Currently government assistance to all private schools is limited to a direct payment to the schools which equates to on average $10,000 per student, (falling to $3000 to the more expensive PSA schools) while the public system gets $13,764 per student.

Assistance for Isolated Children Scheme payments is dependant on parental income and relevant to the boarding fees paid. In 2019 the boarding allowance is $10,838 per year.  If a parent selects let’s say Northam residential college, the charge is $14,143, leaving an out of pocket expense of around $3000. If they elect to send their child to one of the big private schools the boarding cost is around $25,000, which after the rebate from the commonwealth government leaves out of pocket expenses of around $14,000.  Interesting to note that the full cost to the WA Dept of Education of running a residential college is $22,835 which is in line with the $25,000 that private schools are charging, once you factor in an additional $2000 for capital expenditure.

For the state government, their underlying goal should be to encourage as many remote families as possible to reach for their cheque book and select a private school, and then deposit the savings into the state system. Every student that goes into the state residential system costs the state government $15,857 plus the additional $13,764 for tuition in a state school resulting in a total cost of close to $30,000. Hence the state government has every incentive to keep as many kids in the private boarding system as possible and one would think it should provide the 2,000 or so boarders in the private schools with additional funding to keep them there.

The better solution is for the PGA and WAFarmers to lobby the federal government to double the funding support for boarding families to $20,000. This would be a much fairer policy and a more politically saleable proposal. It would reduce the boarding fee gap faced by private school parents to match the gap faced by families of state government hostel boarders which is around $3000.

If the state and commonwealth governments split the bill it would effectively reduce the boarding fee to be in line with the state system of $3000.  Then parents who elect to go fully PSA private still get the pain of picking up the $27,000 or so for tuition and those who choose to go public have an almost free education.  The important thing is to level the playing field and make it fairer across the board. The total cost to the taxpayer of this policy equates to 2000 students x $10,000 or $20m.  For Western Australia Education Department budget this is a drop in the ocean compared to what the state currently spends on education.

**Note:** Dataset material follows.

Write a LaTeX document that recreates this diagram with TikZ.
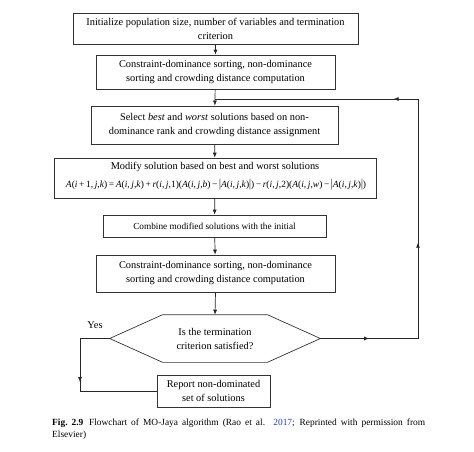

We know that the growing city/country divide plus the globalised world that puts education as a driver of future success, is pushing families to the city in search of the best possible and most affordable education outcomes. The state government needs to recognise this and look at making it more attractive for skilled parents and farmers to stay in the bush while offering their children a world class education.

The old model of state residential colleges being solely based in regional towns needs a complete review. There must be a big demand for a state government run Perth college that gives country students access to all the sporting, educational, arts and specialist support options that come with living in a big city.

You may ask, “why should the government do this”? The answer is simply because it’s a state development issue. It is more cost effective than having a drift of private school students entering the public system, and it addresses the issue of the ongoing brain drain from the bush to the city when those children hit high school age. The state government should take a leadership role and commission a comprehensive economic and social review of our boarding school system from the perspectives of both the private and public school sectors.